Pittsburgh Board of Education
Administrative Building

  • Pittsburgh, Pennsylvania
  • Completed 1938
  • New Construction

The neighborhood of Oakland is the academic and healthcare center of Pittsburgh. Within this neighborhood resides the Pittsburgh Board of Education Administration Building. This building is an integral part of the Schenley Farms National Register Historic District which was designated July 22, 1983.  The district includes residences and 24 commercial, religious, and institutional buildings that are designed in the Beaux Arts style of architecture, and is a grand display of the history and styles of European architecture. Ingham & Boyd also designed two additional buildings located within the district, the Western Pennsylvania Historical Society and the United Presbyterian Church. There is elegance to this part of the city with its large boulevards, green spaces, and dense collection of Beaux-Arts architecture, making one feel they are strolling the streets of a European city.

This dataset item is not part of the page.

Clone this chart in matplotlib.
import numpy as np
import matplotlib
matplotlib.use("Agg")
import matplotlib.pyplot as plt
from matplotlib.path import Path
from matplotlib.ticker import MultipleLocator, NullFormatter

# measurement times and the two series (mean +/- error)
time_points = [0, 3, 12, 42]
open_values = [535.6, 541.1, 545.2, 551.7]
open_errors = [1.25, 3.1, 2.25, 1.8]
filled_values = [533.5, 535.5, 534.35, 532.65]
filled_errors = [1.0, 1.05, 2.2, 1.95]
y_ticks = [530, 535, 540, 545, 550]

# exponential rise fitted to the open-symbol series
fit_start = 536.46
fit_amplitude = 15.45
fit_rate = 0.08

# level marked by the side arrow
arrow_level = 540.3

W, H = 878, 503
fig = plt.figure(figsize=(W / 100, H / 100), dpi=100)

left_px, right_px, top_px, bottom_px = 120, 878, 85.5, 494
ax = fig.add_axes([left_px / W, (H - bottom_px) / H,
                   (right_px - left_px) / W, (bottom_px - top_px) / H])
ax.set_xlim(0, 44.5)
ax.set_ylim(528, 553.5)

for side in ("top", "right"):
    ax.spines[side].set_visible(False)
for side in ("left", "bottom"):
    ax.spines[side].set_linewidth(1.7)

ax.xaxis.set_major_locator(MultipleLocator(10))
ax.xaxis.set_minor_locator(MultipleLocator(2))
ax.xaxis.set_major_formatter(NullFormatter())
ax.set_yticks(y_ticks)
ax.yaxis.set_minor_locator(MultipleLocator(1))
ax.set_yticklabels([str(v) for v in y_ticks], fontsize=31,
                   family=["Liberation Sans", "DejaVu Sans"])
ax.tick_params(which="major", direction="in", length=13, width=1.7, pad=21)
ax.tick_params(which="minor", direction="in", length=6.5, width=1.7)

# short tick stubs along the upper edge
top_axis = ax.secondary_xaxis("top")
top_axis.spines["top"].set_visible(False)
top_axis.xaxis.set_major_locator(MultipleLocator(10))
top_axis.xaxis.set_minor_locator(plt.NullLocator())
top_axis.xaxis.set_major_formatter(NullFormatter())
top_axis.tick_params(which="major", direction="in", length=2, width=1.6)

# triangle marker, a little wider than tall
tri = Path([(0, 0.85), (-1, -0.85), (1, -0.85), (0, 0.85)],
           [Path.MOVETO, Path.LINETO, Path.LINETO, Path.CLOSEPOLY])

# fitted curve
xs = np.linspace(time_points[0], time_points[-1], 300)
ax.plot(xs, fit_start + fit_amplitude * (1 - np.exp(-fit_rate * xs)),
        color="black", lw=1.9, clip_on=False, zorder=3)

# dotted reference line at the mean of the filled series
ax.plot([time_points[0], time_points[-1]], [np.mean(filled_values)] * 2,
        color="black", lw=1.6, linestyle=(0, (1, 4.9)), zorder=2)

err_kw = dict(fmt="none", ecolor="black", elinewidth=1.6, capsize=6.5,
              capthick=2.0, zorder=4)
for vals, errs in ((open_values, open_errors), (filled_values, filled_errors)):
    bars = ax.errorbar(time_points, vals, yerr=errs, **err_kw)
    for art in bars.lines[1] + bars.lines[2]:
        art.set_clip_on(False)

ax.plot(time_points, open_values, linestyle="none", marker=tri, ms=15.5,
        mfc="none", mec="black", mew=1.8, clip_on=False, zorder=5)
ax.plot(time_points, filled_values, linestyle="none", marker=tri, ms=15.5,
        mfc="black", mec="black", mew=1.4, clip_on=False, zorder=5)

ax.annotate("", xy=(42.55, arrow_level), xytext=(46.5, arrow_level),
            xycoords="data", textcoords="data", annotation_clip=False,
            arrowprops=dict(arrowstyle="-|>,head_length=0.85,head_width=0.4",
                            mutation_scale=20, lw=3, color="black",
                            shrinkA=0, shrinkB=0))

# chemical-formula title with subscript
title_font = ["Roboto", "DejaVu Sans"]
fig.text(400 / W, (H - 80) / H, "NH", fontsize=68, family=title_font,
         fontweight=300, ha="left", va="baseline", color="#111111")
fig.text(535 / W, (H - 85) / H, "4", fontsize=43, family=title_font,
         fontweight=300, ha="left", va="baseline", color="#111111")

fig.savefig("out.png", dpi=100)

In 2014, IKM was awarded with an AIA Timeless Award and was a “wonderful example of the City Beautiful movement, which characterizes the Oakland neighborhood.”

The facility depicts a version of Italian High Renaissance palace architecture in material from a scholarly period when pleasure, rather than excitement or profundity, was the architect’s objective. A grand four story, thirteen by four bay Italian palazzo with widely spaced fenestration on the exterior elevations is contrasted by a well-lit interior courtyard. The hip roof is adorned with terra-cotta tiles and small room-sized projections at the center of the west façade.

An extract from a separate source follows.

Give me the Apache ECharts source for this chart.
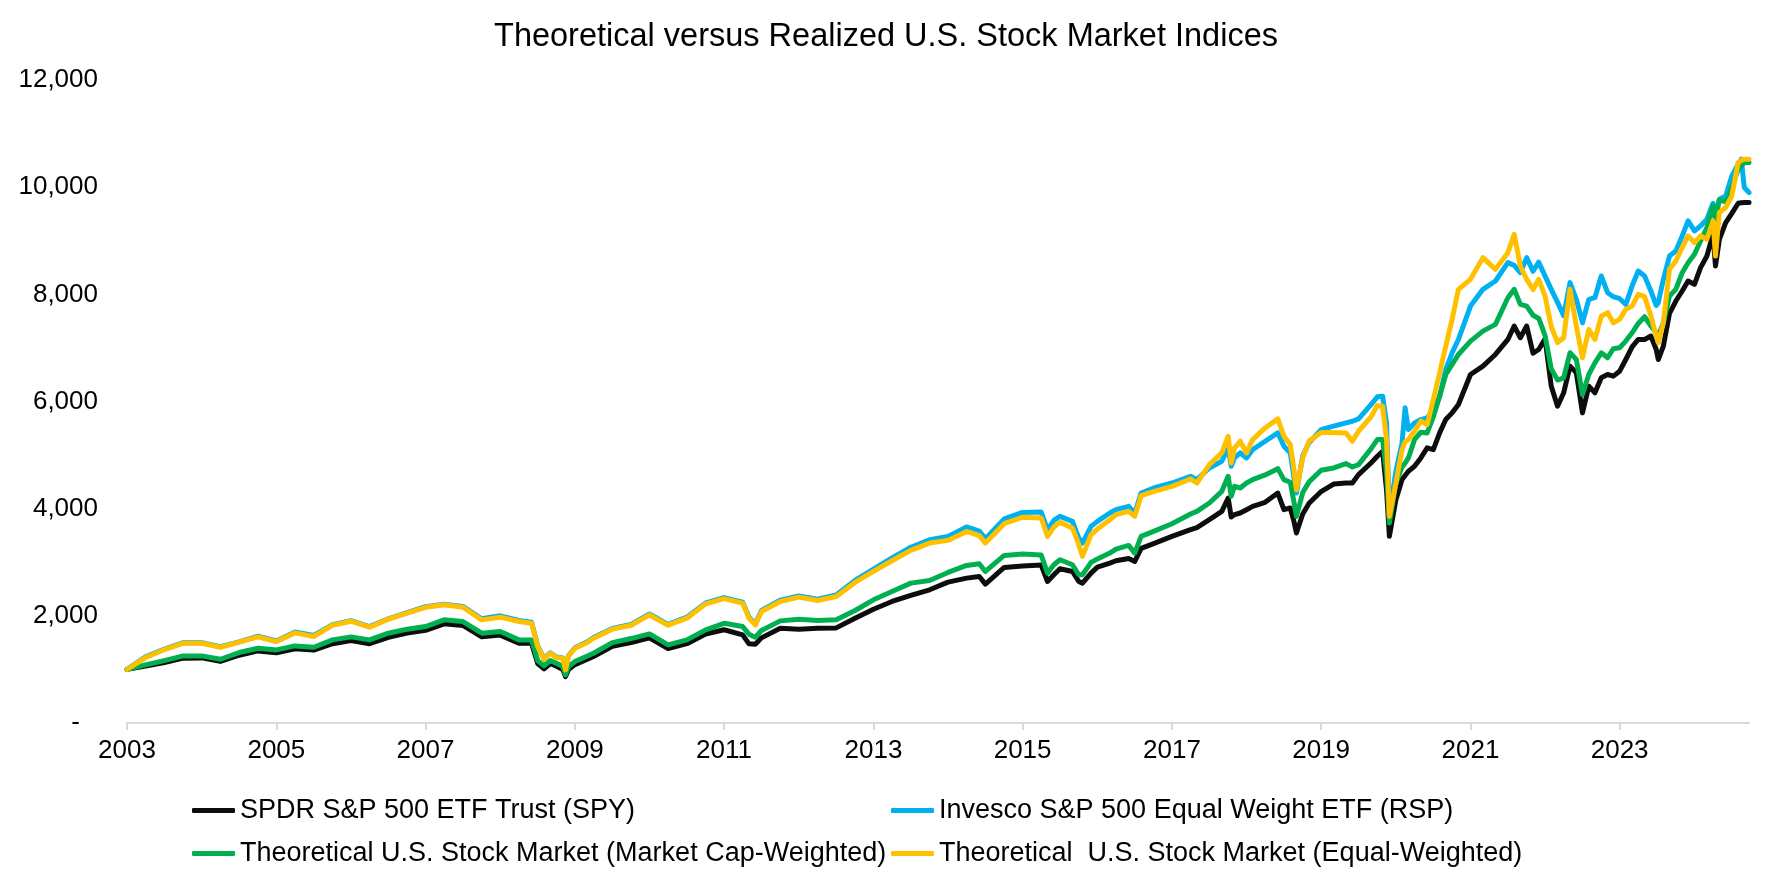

The fifth story is an attic story with square single sash paired windows in architrave frames; corner windows are oculars with ornate frames. Stone corner quoins and quoin strips delineate each bay. The third and fourth stories are adorned with rectangular recessed casement windows, and an architrave belt course above the third story and below the second. Third story windows have brackets supporting projecting sills with corner windows that are two stories – French doors with transoms, pediments, and stone balustrades.

The first and second stories have random-coursed smooth-faced ashlar, with windows again recessed casement style or sliding sash.  A central entry has stilted arched transoms with metal grillwork and double-glass doors with sidelights.  Stones are splayed in the arch above the door and wrought iron lamps flank the simple entry. The south elevation has a patio with stone balustrades punctuated by large foliated urns. The third and fourth stories on the south elevation have a grand triple-arched French window arrangement.

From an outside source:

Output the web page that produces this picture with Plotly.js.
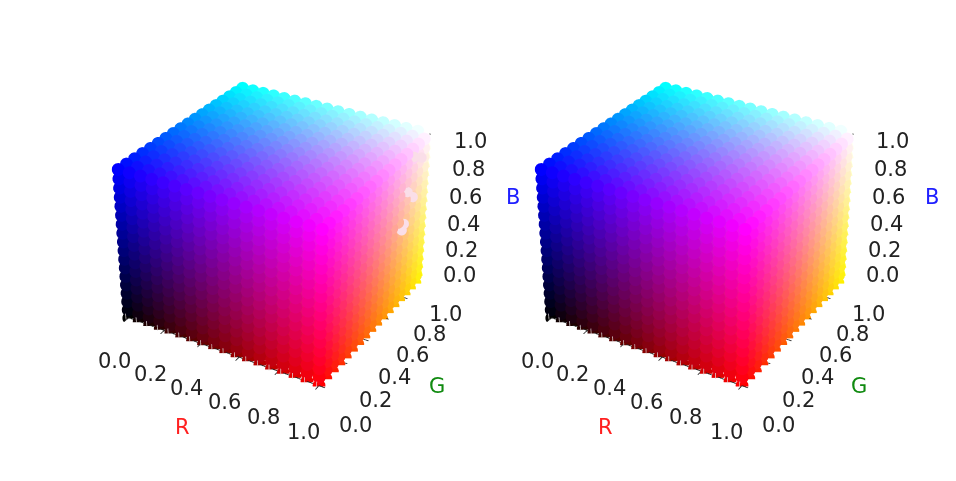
<!DOCTYPE html>
<html><head><meta charset="utf-8">
<script src="https://cdn.plot.ly/plotly-3.0.1.min.js"></script>
<style>html,body{margin:0;padding:0;background:#fff;overflow:hidden;width:956px;height:481px;position:relative}#p{position:absolute;left:0;top:-297px;width:956px;height:1047px;filter:blur(0.45px)}</style>
</head><body><div id="p"></div>
<script>
const levels=[0,15,30,45,60,75,90,105,120,135,150,165,180,195,210,225,240,255];
const tickVals=[0,0.2,0.4,0.6,0.8,1];
const tickText=['0.0','0.2','0.4','0.6','0.8','1.0'];
const axisNames=['R','G','B'];
const axisColors=['#ff2020','#108a10','#2020ff'];
const patchG=[0.80,0.88,0.75,0.81,0.73,0.71];
const patchB=[0.97,0.92,0.77,0.70,0.57,0.54];
const xs=[],ys=[],zs=[],cs=[];
for(const r of levels)for(const g of levels)for(const b of levels){
  xs.push(r/255);ys.push(g/255);zs.push(b/255);cs.push(`rgb(${r},${g},${b})`);
}
function ann(x,y,z,text,dx,dy,color,extra){
  return Object.assign({x,y,z,text,showarrow:false,xshift:dx,yshift:-dy,xanchor:'center',yanchor:'middle',
    font:{family:'DejaVu Sans',size:21,color}},extra||{});
}
function annots(isLeft){
  const a=[];
  tickVals.forEach((v,i)=>{
    a.push(ann(v,0,0,tickText[i],-14-v,43+3*v,'#222'));
    a.push(ann(1,v,0,tickText[i],37-11*v,39-2*v,'#222'));
    a.push(ann(1,1,v,tickText[i],40+v,-2+9*v,'#222'));
  });
  a.push(ann(.5,0,0,axisNames[0],-37,77,axisColors[0]));
  a.push(ann(1,.5,0,axisNames[1],64,58,axisColors[1]));
  a.push(ann(1,1,.5,axisNames[2],isLeft?80:85,-11,axisColors[2],isLeft?{xanchor:'left',width:8,height:24,align:'left'}:{}));
  return a;
}
const lo=-0.3,hi=1.3,k=hi-lo;
function ax(){return {range:[lo,hi],autorange:false,visible:false,showticklabels:false,ticks:'',
  showgrid:false,zeroline:false,showbackground:false,showspikes:false,showline:false,title:{text:''}};}
const d=3.6*k,E=30*Math.PI/180;
function scene(dom,isLeft){return {domain:{x:dom,y:[0,1]},aspectmode:'manual',aspectratio:{x:k,y:k,z:0.767*k},
  camera:{projection:{type:'perspective'},center:{x:0,y:0,z:0},up:{x:0,y:0,z:1},
    eye:{x:d*Math.cos(E)*0.512,y:-d*Math.cos(E)*0.859,z:d*Math.sin(E)}},
  xaxis:ax(),yaxis:ax(),zaxis:ax(),annotations:annots(isLeft)};}
function dots(s){return {type:'scatter3d',mode:'markers',scene:s,x:xs,y:ys,z:zs,hoverinfo:'skip',
  marker:{size:7.5,color:cs,opacity:1,line:{width:0}}};}
function mask(s){return {type:'mesh3d',scene:s,hoverinfo:'skip',color:'#ffffff',opacity:1,flatshading:true,
  lighting:{ambient:1,diffuse:0,specular:0,fresnel:0,roughness:1},showscale:false,
  x:[0,1.3,1.3,0,1.002,1.3,1.3,1.002],y:[-0.3,-0.3,1,1,1.002,0.82,0.82,1.002],z:[-0.004,-0.004,-0.004,-0.004,-0.004,-0.004,1.2,1.2],
  i:[0,0,4,4],j:[1,2,5,6],k:[2,3,6,7]};}
function axes(s){
  const x=[0,1,null],y=[0,0,null],z=[0,0,null];
  x.push(1,1,null);y.push(0,1,null);z.push(0,0,null);
  x.push(1,1,null);y.push(1,1,null);z.push(0,1,null);
  for(const v of tickVals){
    x.push(v,v,null);y.push(0,-0.03,null);z.push(0,0,null);
    x.push(1,1.03,null);y.push(v,v,null);z.push(0,0,null);
    x.push(1,1.03,null);y.push(1,1,null);z.push(v,v,null);
  }
  return {type:'scatter3d',mode:'lines',scene:s,x,y,z,hoverinfo:'skip',connectgaps:false,line:{color:'#222',width:1.6}};
}
function paleTicks(s){
  const x=[],y=[],z=[];
  for(const l of levels){x.push(l/255,l/255,null);y.push(-0.02,-0.02,null);z.push(0.004,0.045,null);}
  return {type:'scatter3d',mode:'lines',scene:s,x,y,z,hoverinfo:'skip',connectgaps:false,line:{color:'#e0dada',width:1.4}};
}
const patch={type:'scatter3d',mode:'markers',scene:'scene',hoverinfo:'skip',
  x:patchG.map(()=>1.02),y:patchG,z:patchB,marker:{size:6,color:'rgb(250,222,232)',opacity:1,line:{width:0}}};
Plotly.newPlot('p',[dots('scene'),mask('scene'),axes('scene'),paleTicks('scene'),patch,dots('scene2'),mask('scene2'),axes('scene2'),paleTicks('scene2')],
  {width:956,height:1047,margin:{l:0,r:0,t:0,b:0},showlegend:false,paper_bgcolor:'#fff',
  scene:scene([0.0807,0.5007],true),scene2:scene([0.5226,0.9426],false)},{displayModeBar:false});
</script></body></html>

Ingham & Boyd spaced the exterior facade windows far apart in the Italian manner; in the well-lit large central garden court the windows are much closer to bring daylight into the offices. The design strategies of day-lighting and passive cooling have been reconsidered and utilize the current resurgence in sustainable best practices. On a summer afternoon, the green cortile with its central fountain is a charming oasis removed from the heat and the heavy traffic of the Oakland streets.